Grant builds upon, supports organic gardening program at Crooked Tree High School

Growing student skills at Crooked Tree High School
Grant builds upon, supports organic gardening program at alternative high school

Crooked Tree High School students spend considerable classroom time learning academics as they work toward earning their diplomas, but teacher Don Heinz also works to ensure they learn hands-on, employability and life skills as well. A recent grant to the alternative high school in Harbor Springs will provide even more opportunities for real-world learning – from the ground up.

The school recently received a $2,000 Building Resilient Communities grant from the Groundwork Center for Resilient Communities. With the funds, the school installed two sets of wall-mounted vertical planters and LED grow lights to maximize empty wall space while saving the school’s limited floor space. Soil, seeds and gardening tools were also purchased. 

For Don Heinz, Crooked Tree teacher since 1998, this is an extension of work that has been under way to develop a healthy environment at the school that serves teens who haven’t found success in traditional high school settings. 

“We have worked hard to develop a holistic approach to student and staff wellness at Crooked Tree,” said Heinz. “We are improving the nutritional value of food made available to staff and students, promoting healthy food consumption, and incorporating nutrition and healthy life skills education into our class work. These are real tools that our students can take out into the world with them when they graduate from our program. I’m so proud of them for embracing these ideas and help us grow them.”

Students Anna Harsfield, Barbara Moore, Candice Munson and Jack Reasoner agreed that the grant is making a difference already, noting “we are already using fresh herbs in our meals, and we’ve made dried apple and grape snacks that are really good and healthy.”

Building Resilient Communities is a pilot program of the Groundwork Center that connects resources to community needs, based on the principle that a small investment can have an outsized impact in strengthening aspects of the local food system. Promoting consumption of healthy, local foods sets students and their families up for a healthier, longer life. 

Crooked Tree High School students and its staff looked to the grant and the framework of its requirements as a way to further instill healthy lifestyle choices in the teens who often benefit from social and emotional supports, credit recovery, and a flexible, online learning environment. 

Click the image to access the PDF of the grant report.

“Historically, the ‘crooked tree’ was a guidepost and a meeting place for the local Odawa tribe,” said Heinz. “Our school embraces the symbolism, as our students are often at-risk of not graduating or face other challenges to stability. Providing opportunities like those outlined in this grant help to expand our students’ horizons and guide them to think about careers and community connections that will support them after they graduate.”

Culinary education is an area where many students can excel, Heinz noted.
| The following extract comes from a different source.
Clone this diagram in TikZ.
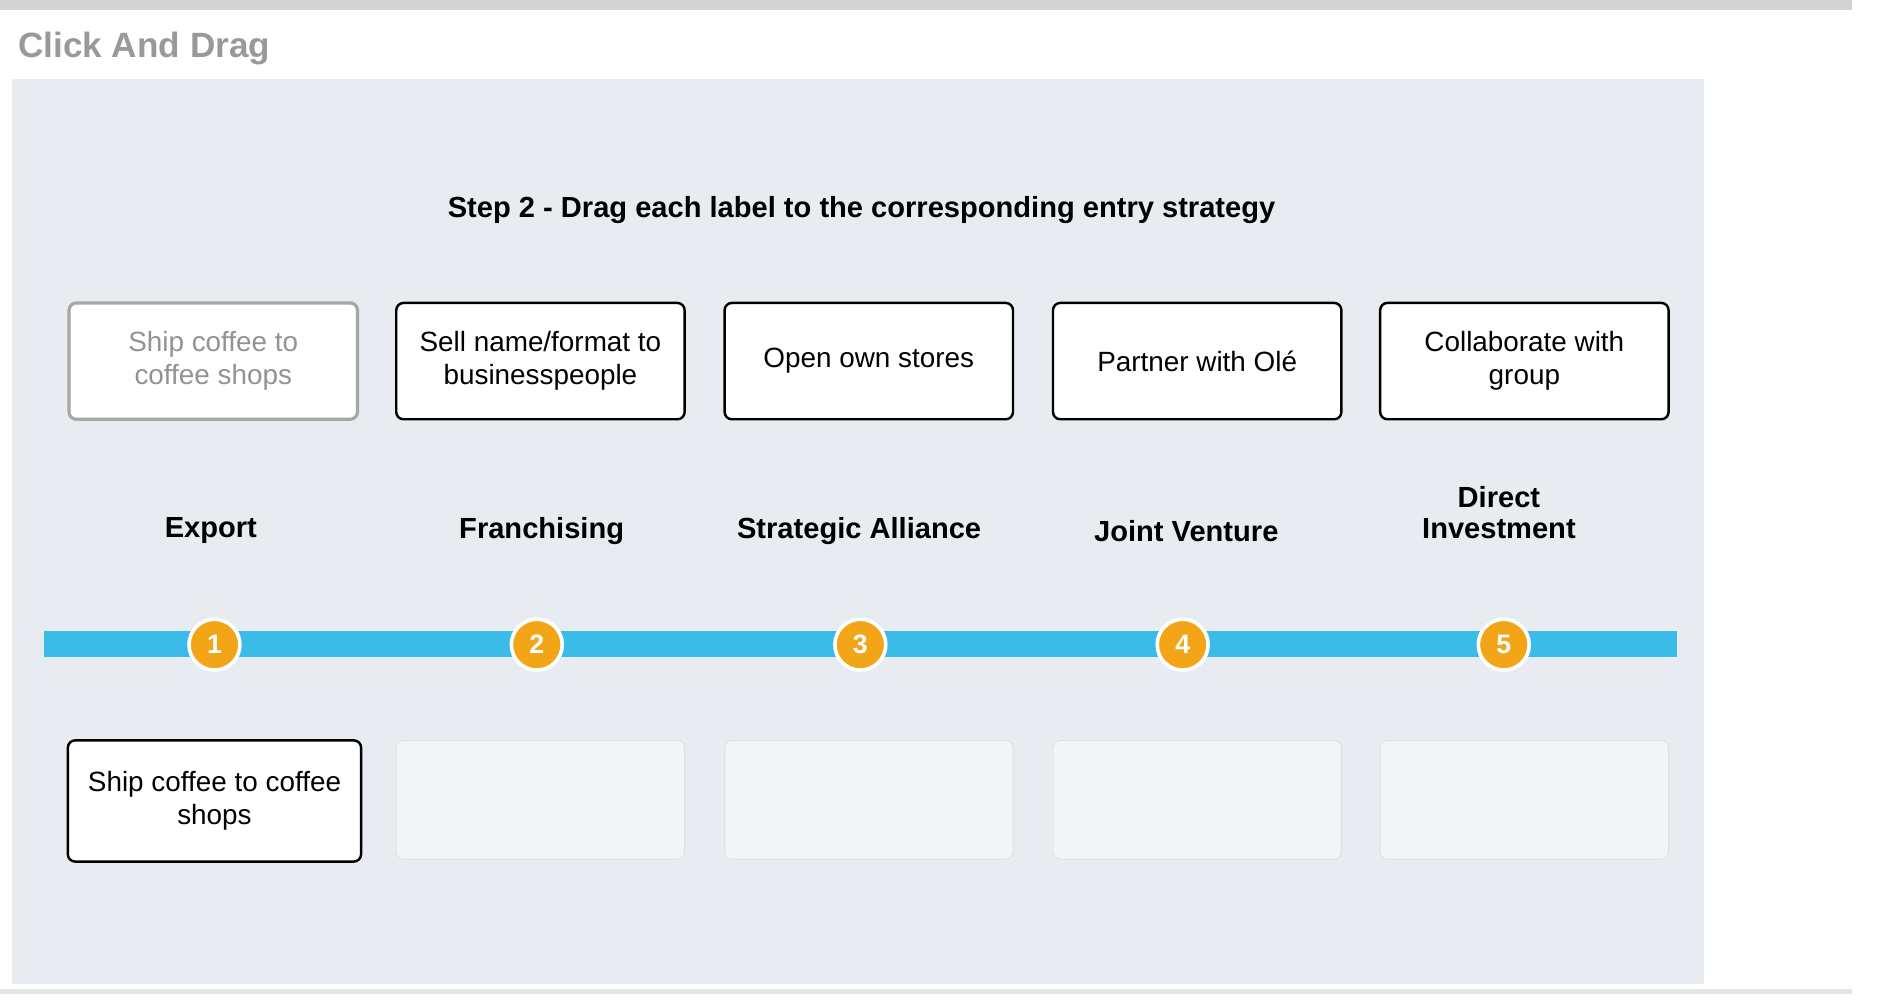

Because the school doesn’t offer a meal program, Heinz recently began a healthy start breakfast project with local food sources. This spurred the development of a school food pantry that students can utilize at any time during the school day. The Building Resilient Communities program will build on those structures in place by now teaching the students how to grow and cultivate fresh herbs, including basil, chives, cilantro, oregano, rosemary, lavender, lemon verbena, thyme, parsley, fennel, sage, mint, tarragon and red butterhead lettuce. 

To process the herbs and vegetables, Heinz also purchased a food dehydrator. Tools that help with preparation, storage and display of healthy food in the kitchen make mealtimes easier and encourage healthy eating choices. Cookbooks and student reading materials accounted for the remaining grant funds. Posters detailing the various uses of the herbs will soon be hung near the wall planters. 

Students Chloe Stahl and Alyssa Sullivan noted, “We think the appliances, tools and herbs will lead us to more culinary experiences moving forward, and that is a good thing!”

Heinz has also established a connection with Bear Creek Organic Farm in Petoskey to help educate the students about organic farming and cultivation of crops like their herbs. Field trips on-site show the students these skills in action and how they can provide a career and income as well. 

It’s all part of the school’s mission to develop the whole child into a successful adult.

“I believe public perception of alternative education has seen a shift over the years, as more people come to understand programs like Crooked Tree as positive forces in young adults’ lives,” said Heinz. “Expanding life skills programming in the areas of agriculture, nutrition and culinary arts not only enhances student learning and career outcomes, but it may also increase positive community awareness of alternative schools like Crooked Tree.”

To Heinz, there is nothing more rewarding than seeing his students excel. “Every time I see an at-risk student rise above the challenges he or she faces, I am continually inspired by just how remarkable my students are,” he said. “Watching them succeed in circumstances that might otherwise excuse defeat is the ultimate highlight of my career.”